What is the purpose of the time delay in Zone 2 and Zone 3?

The time delays in Zone 2 and Zone 3 serve two main purposes: coordination and selectivity. For Zone 2, the time delay (typically 200-500 ms) allows Zone 1 of the adjacent line to operate first for faults near the line terminals. This ensures that the fault is cleared by the primary protection, maintaining system stability. For Zone 3, the longer time delay (typically 600-1000 ms) allows both Zone 1 and Zone 2 of other relays to operate first.

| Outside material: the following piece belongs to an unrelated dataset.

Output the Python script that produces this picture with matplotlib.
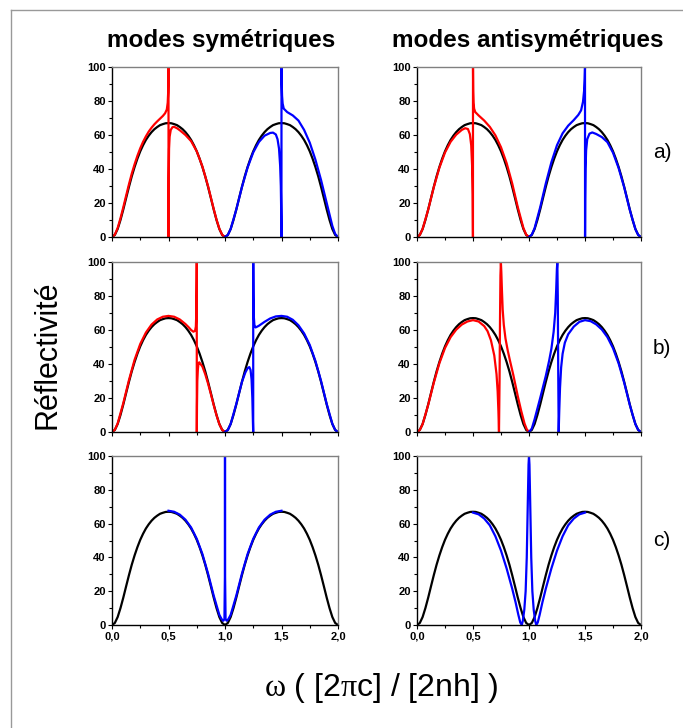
import numpy as np
import matplotlib
matplotlib.use('Agg')
import matplotlib.pyplot as plt
from matplotlib.lines import Line2D
from matplotlib.ticker import MultipleLocator

plt.rcParams['font.family'] = ['Liberation Sans', 'DejaVu Sans']
plt.rcParams['mathtext.fontset'] = 'custom'
plt.rcParams['mathtext.rm'] = 'Liberation Serif'

# reference reflectivity (black), read every 0.025
black_x = np.round(np.arange(0, 2.0001, 0.025), 3)
black_y = [0, 1.2, 4.7, 10.0, 16.2, 22.9, 29.5, 35.7, 41.2, 46.1, 50.4, 54.0, 57.1, 59.6, 61.7,
           63.4, 64.7, 65.8, 66.4, 66.9, 67.0, 66.9, 66.4, 65.8, 64.7, 63.4, 61.7, 59.6, 57.1,
           54.0, 50.4, 46.1, 41.2, 35.7, 29.5, 22.9, 16.2, 10.0, 4.7, 1.2, 0,
           1.2, 4.7, 10.0, 16.2, 22.9, 29.5, 35.7, 41.2, 46.1, 50.4, 54.0, 57.1, 59.6, 61.7,
           63.4, 64.7, 65.8, 66.4, 66.9, 67.0, 66.9, 66.4, 65.8, 64.7, 63.4, 61.7, 59.6, 57.1,
           54.0, 50.4, 46.1, 41.2, 35.7, 29.5, 22.9, 16.2, 10.0, 4.7, 1.2, 0]

# a) symetrique
a_sym_red_x = [0, 0.025, 0.05, 0.075, 0.1, 0.125, 0.15, 0.175, 0.2, 0.225, 0.25, 0.275, 0.3, 0.325,
               0.35, 0.375, 0.4, 0.425, 0.45, 0.47, 0.485, 0.493, 0.497, 0.499, 0.5, 0.5005, 0.502,
               0.505, 0.51, 0.52, 0.535, 0.55, 0.575, 0.6, 0.625, 0.65, 0.675, 0.7, 0.75, 0.8, 0.85,
               0.875, 0.9, 0.925, 0.95, 0.975, 1.0]
a_sym_red_y = [0, 1.4, 5.3, 11.0, 17.5, 24.3, 31.0, 37.3, 42.8, 47.8, 52.2, 56.0, 59.2, 62.0,
               64.3, 66.3, 68.0, 69.6, 71.2, 72.8, 75.0, 79.0, 85.0, 93.0, 100, 0, 35,
               52, 59, 63, 64.6, 64.8, 64.0, 62.8, 61.4, 60.0, 58.2, 56.4, 50.4, 41.5, 29.9,
               23.2, 16.5, 10.2, 4.9, 1.3, 0]
a_sym_blue_x = [1.0, 1.025, 1.05, 1.1, 1.15, 1.2, 1.25, 1.3, 1.35, 1.4, 1.425, 1.45, 1.465, 1.478,
                1.488, 1.494, 1.498, 1.4995, 1.5, 1.502, 1.505, 1.51, 1.52, 1.55, 1.6, 1.65, 1.7,
                1.75, 1.8, 1.85, 1.9, 1.95, 1.975, 2.0]
a_sym_blue_y = [0, 1.2, 4.7, 16.2, 29.4, 40.9, 49.8, 55.9, 59.6, 61.2, 61.4, 60.3, 57.5, 52.0,
                42.0, 30.0, 12.0, 0, 100, 90, 83, 78.5, 75.5, 73.5, 71.5, 68.5, 63.0,
                55.5, 45.5, 33.5, 20.0, 6.5, 1.8, 0]

# a) antisymetrique
a_anti_red_x = [0, 0.025, 0.05, 0.1, 0.15, 0.2, 0.25, 0.3, 0.35, 0.4, 0.43, 0.455, 0.472, 0.484,
                0.492, 0.497, 0.4995, 0.5, 0.502, 0.505, 0.51, 0.52, 0.55, 0.6, 0.65, 0.7, 0.75,
                0.8, 0.85, 0.9, 0.95, 0.975, 1.0]
a_anti_red_y = [0, 1.2, 4.7, 16.1, 29.3, 40.8, 49.7, 56.0, 60.2, 63.0, 64.0, 63.5, 60.5, 54.0,
                42.0, 25.0, 0, 100, 86, 79, 75.5, 73.5, 71.5, 68.5, 64.8, 59.8, 52.8,
                43.5, 31.5, 17.5, 5.3, 1.4, 0]
a_anti_blue_x = [1.0, 1.025, 1.05, 1.1, 1.15, 1.2, 1.25, 1.3, 1.35, 1.4, 1.44, 1.465, 1.482, 1.492,
                 1.497, 1.5, 1.5005, 1.502, 1.505, 1.51, 1.52, 1.54, 1.565, 1.6, 1.65, 1.7, 1.75,
                 1.8, 1.85, 1.9, 1.95, 1.975, 2.0]
a_anti_blue_y = [0, 1.4, 5.2, 17.5, 31.5, 44.0, 54.0, 61.0, 65.5, 68.8, 71.8, 74.5, 79.5, 86.0,
                 93.0, 100, 0, 22, 40, 51, 57.5, 60.8, 61.5, 60.6, 58.8, 55.8, 49.6,
                 40.6, 29.2, 15.9, 4.6, 1.2, 0]

# b) symetrique
b_sym_red_x = [0, 0.025, 0.05, 0.1, 0.15, 0.2, 0.25, 0.3, 0.35, 0.4, 0.45, 0.5, 0.55, 0.6, 0.65,
               0.68, 0.7, 0.72, 0.735, 0.742, 0.746, 0.749, 0.75, 0.7505, 0.752, 0.755, 0.76,
               0.765, 0.772, 0.78, 0.8, 0.825, 0.85, 0.875, 0.9, 0.925, 0.95, 0.975, 1.0]
b_sym_red_y = [0, 1.3, 5.0, 17.0, 30.5, 42.5, 51.8, 58.5, 63.2, 66.2, 67.8, 68.3, 67.8, 66.2, 63.5,
               61.5, 60.0, 59.0, 59.5, 62.0, 70.0, 90.0, 100, 0, 15, 30, 37,
               40, 41, 40.3, 38.5, 34.0, 28.5, 22.3, 15.8, 9.8, 4.6, 1.2, 0]
b_sym_blue_x = [1.0, 1.025, 1.05, 1.1, 1.15, 1.18, 1.2, 1.215, 1.226, 1.235, 1.242, 1.247, 1.2495,
                1.25, 1.252, 1.255, 1.26, 1.27, 1.28, 1.3, 1.35, 1.4, 1.45, 1.5, 1.55, 1.6, 1.65,
                1.7, 1.75, 1.8, 1.85, 1.9, 1.95, 1.975, 2.0]
b_sym_blue_y = [0, 1.2, 4.7, 16.5, 29.5, 35.0, 37.5, 38.2, 36.5, 31.0, 20.0, 6.0, 0,
                100, 80, 68, 63, 61.5, 61.8, 62.5, 64.8, 66.8, 68.0, 68.3, 67.8, 66.0, 62.8,
                58.0, 51.2, 41.8, 30.0, 16.5, 4.8, 1.2, 0]

# b) antisymetrique
b_anti_red_x = [0, 0.025, 0.05, 0.1, 0.15, 0.2, 0.25, 0.3, 0.35, 0.4, 0.45, 0.5, 0.55, 0.6, 0.63,
                0.66, 0.69, 0.71, 0.72, 0.727, 0.732, 0.737, 0.741, 0.745, 0.749, 0.753, 0.758,
                0.765, 0.775, 0.79, 0.81, 0.83, 0.86, 0.9, 0.93, 0.96, 0.98, 1.0]
b_anti_red_y = [0, 1.2, 4.6, 16.0, 29.0, 40.5, 49.4, 55.8, 60.2, 63.2, 65.0, 65.8, 65.0, 62.3, 59.3,
                54.0, 45.0, 34.0, 24.0, 12.0, 0, 30, 65, 92, 100, 94, 84,
                72, 63, 55, 48, 42, 33.5, 21.0, 12.5, 5.0, 1.6, 0]
b_anti_blue_x = [1.0, 1.025, 1.05, 1.1, 1.15, 1.18, 1.2, 1.22, 1.234, 1.243, 1.249, 1.253, 1.257,
                 1.261, 1.265, 1.27, 1.277, 1.287, 1.3, 1.32, 1.35, 1.4, 1.45, 1.5, 1.55, 1.6,
                 1.65, 1.7, 1.75, 1.8, 1.85, 1.9, 1.95, 1.975, 2.0]
b_anti_blue_y = [0, 2.0, 7.5, 20.0, 33.0, 42.0, 49.0, 59.0, 70.0, 84.0, 96.0, 100, 80,
                 35, 0, 12, 26, 38, 46, 52.5, 57.5, 62.0, 64.8, 65.8, 65.2, 63.3,
                 60.3, 55.8, 49.3, 40.4, 29.0, 15.9, 4.6, 1.2, 0]

# c) symetrique
c_sym_blue_x = [0.5, 0.55, 0.6, 0.65, 0.7, 0.75, 0.8, 0.85, 0.9, 0.93, 0.95, 0.97, 0.985, 0.995,
                0.9993, 1.0, 1.0007, 1.005, 1.015, 1.03, 1.05, 1.07, 1.1, 1.15, 1.2, 1.25, 1.3,
                1.35, 1.4, 1.45, 1.5]
c_sym_blue_y = [67.6, 67.0, 65.3, 62.3, 57.7, 51.0, 42.0, 30.4, 17.4, 10.5, 6.0, 3.5, 2.5, 3.5,
                30, 100, 30, 3.5, 2.5, 3.5, 6.0, 10.5, 17.4, 30.4, 42.0, 51.0, 57.7,
                62.3, 65.3, 67.0, 67.6]

# c) antisymetrique
c_anti_blue_x = [0.5, 0.55, 0.6, 0.65, 0.7, 0.75, 0.8, 0.85, 0.88, 0.905, 0.922, 0.935, 0.945,
                 0.958, 0.97, 0.98, 0.99, 0.996, 1.0, 1.004, 1.01, 1.02, 1.03, 1.042, 1.055,
                 1.065, 1.078, 1.095, 1.12, 1.15, 1.2, 1.25, 1.3, 1.35, 1.4, 1.45, 1.5]
c_anti_blue_y = [66.5, 65.5, 63.0, 59.0, 52.5, 44.0, 33.5, 21.5, 13.5, 6.0, 1.5, 0, 2.5,
                 9.0, 20.0, 40.0, 75.0, 95.0, 100, 95.0, 75.0, 40.0, 20.0, 9.0, 2.5,
                 0, 1.5, 6.0, 13.5, 21.5, 33.5, 44.0, 52.5, 59.0, 63.0, 65.5, 66.5]

col_titles = ['modes symétriques', 'modes antisymétriques']
row_labels = ['a)', 'b)', 'c)']
x_ticklabels = ['0,0', '0,5', '1,0', '1,5', '2,0']
y_ticks = [0, 20, 40, 60, 80, 100]

panels = [
    [[(a_sym_red_x, a_sym_red_y, 'r'), (a_sym_blue_x, a_sym_blue_y, 'b')],
     [(a_anti_red_x, a_anti_red_y, 'r'), (a_anti_blue_x, a_anti_blue_y, 'b')]],
    [[(b_sym_red_x, b_sym_red_y, 'r'), (b_sym_blue_x, b_sym_blue_y, 'b')],
     [(b_anti_red_x, b_anti_red_y, 'r'), (b_anti_blue_x, b_anti_blue_y, 'b')]],
    [[(c_sym_blue_x, c_sym_blue_y, 'b')],
     [(c_anti_blue_x, c_anti_blue_y, 'b')]],
]

W, H = 683, 728
fig = plt.figure(figsize=(W / 100, H / 100), dpi=100)

col_left = [112, 417]
col_w = [226, 224]
row_top = [67, 262, 456]
row_h = [170, 170, 169]

for r in range(3):
    for c in range(2):
        ax = fig.add_axes([col_left[c] / W, 1 - (row_top[r] + row_h[r]) / H,
                           col_w[c] / W, row_h[r] / H])
        ax.plot(black_x, black_y, color='black', lw=1.6)
        for xs, ys, col in panels[r][c]:
            ax.plot(xs, ys, color={'r': '#ff0000', 'b': '#0000ff'}[col], lw=1.6)
        ax.set_xlim(0, 2)
        ax.set_ylim(0, 100)
        ax.set_yticks(y_ticks)
        ax.yaxis.set_minor_locator(MultipleLocator(10))
        ax.set_xticks([0, 0.5, 1.0, 1.5, 2.0])
        ax.xaxis.set_minor_locator(MultipleLocator(0.25))
        if r == 2:
            ax.set_xticklabels(x_ticklabels)
        else:
            ax.set_xticklabels([])
        ax.tick_params(which='major', direction='out', length=3, width=0.8, labelsize=8, pad=1.5)
        ax.tick_params(which='minor', direction='out', length=2, width=0.8)
        for lab in ax.get_xticklabels() + ax.get_yticklabels():
            lab.set_fontweight('bold')
        ax.spines['top'].set_color('#808080')
        ax.spines['right'].set_color('#808080')
        for s in ax.spines.values():
            s.set_linewidth(1.0)

fig.text(221 / W, 1 - 41 / H, col_titles[0], ha='center', va='center', fontsize=17.5, fontweight='bold')
fig.text(528 / W, 1 - 41 / H, col_titles[1], ha='center', va='center', fontsize=17.5, fontweight='bold')
for lab, yy in zip(row_labels, [152, 348, 540]):
    fig.text(662 / W, 1 - yy / H, lab, ha='center', va='center', fontsize=15)
fig.text(48 / W, 1 - 355 / H, 'Réflectivité', rotation=90, ha='center', va='center', fontsize=22)
fig.text(381 / W, 1 - 688 / H, r'$\mathrm{\omega}$ ( [2$\mathrm{\pi}$c] / [2nh] )',
         ha='center', va='center', fontsize=23)

# light frame around the figure
fig.add_artist(Line2D([11 / W, 11 / W], [0, 1 - 10 / H], transform=fig.transFigure, color='#999999', lw=1))
fig.add_artist(Line2D([11 / W, 1], [1 - 10 / H, 1 - 10 / H], transform=fig.transFigure, color='#999999', lw=1))

fig.savefig('out.png', dpi=100)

This ensures that Zone 3 only operates as a last resort when primary and backup protections have failed, preventing unnecessary tripping of healthy lines.

How are distance relays coordinated with other protection systems?

Distance relay coordination involves ensuring that the relays operate in the correct sequence and time frame to isolate faults while maintaining system stability. This is achieved through careful setting of reach and time delays. Zone 1 is typically instantaneous and doesn't require coordination with other relays. Zone 2 must be coordinated with Zone 1 of adjacent lines to ensure that Zone 1 operates first for faults near the line terminals. Zone 3 must be coordinated with Zone 2 of all adjacent lines. Additionally, distance relays must be coordinated with other protection systems like differential protection, overcurrent protection, and pilot schemes to ensure proper operation for all fault scenarios.

What are the advantages of numerical distance relays over electromechanical relays?

Numerical (digital) distance relays offer several advantages over traditional electromechanical relays: (1) Flexibility: Settings can be easily changed via software without hardware modifications. (2) Additional Features: They can incorporate multiple protection functions (distance, overcurrent, differential, etc.) in a single device. (3) Improved Accuracy: Digital signal processing provides more accurate impedance measurement. (4) Communication Capabilities: They can communicate with other relays for schemes like permissive overreach transfer trip (POTT) or direct transfer trip (DTT). (5) Event Recording: They can record fault events for post-fault analysis. (6) Self-Monitoring: They can monitor their own health and alert operators to potential issues. (7) Adaptive Protection: Settings can be automatically adjusted based on system conditions.

How can distance relays be applied to protect transformer banks?

While distance relays are primarily used for transmission line protection, they can also be applied to protect transformer banks in certain configurations. For transformer protection, distance relays are typically used as backup protection for phase faults. The reach is set to cover the transformer impedance plus a portion of the connected lines. However, distance protection has limitations for transformer protection: (1) It doesn't provide good protection for internal faults, especially turn-to-turn faults. (2) The reach is affected by the transformer tap position. (3) It doesn't protect against all types of internal faults. For these reasons, differential protection is generally preferred for transformer primary protection, with distance relays used as backup.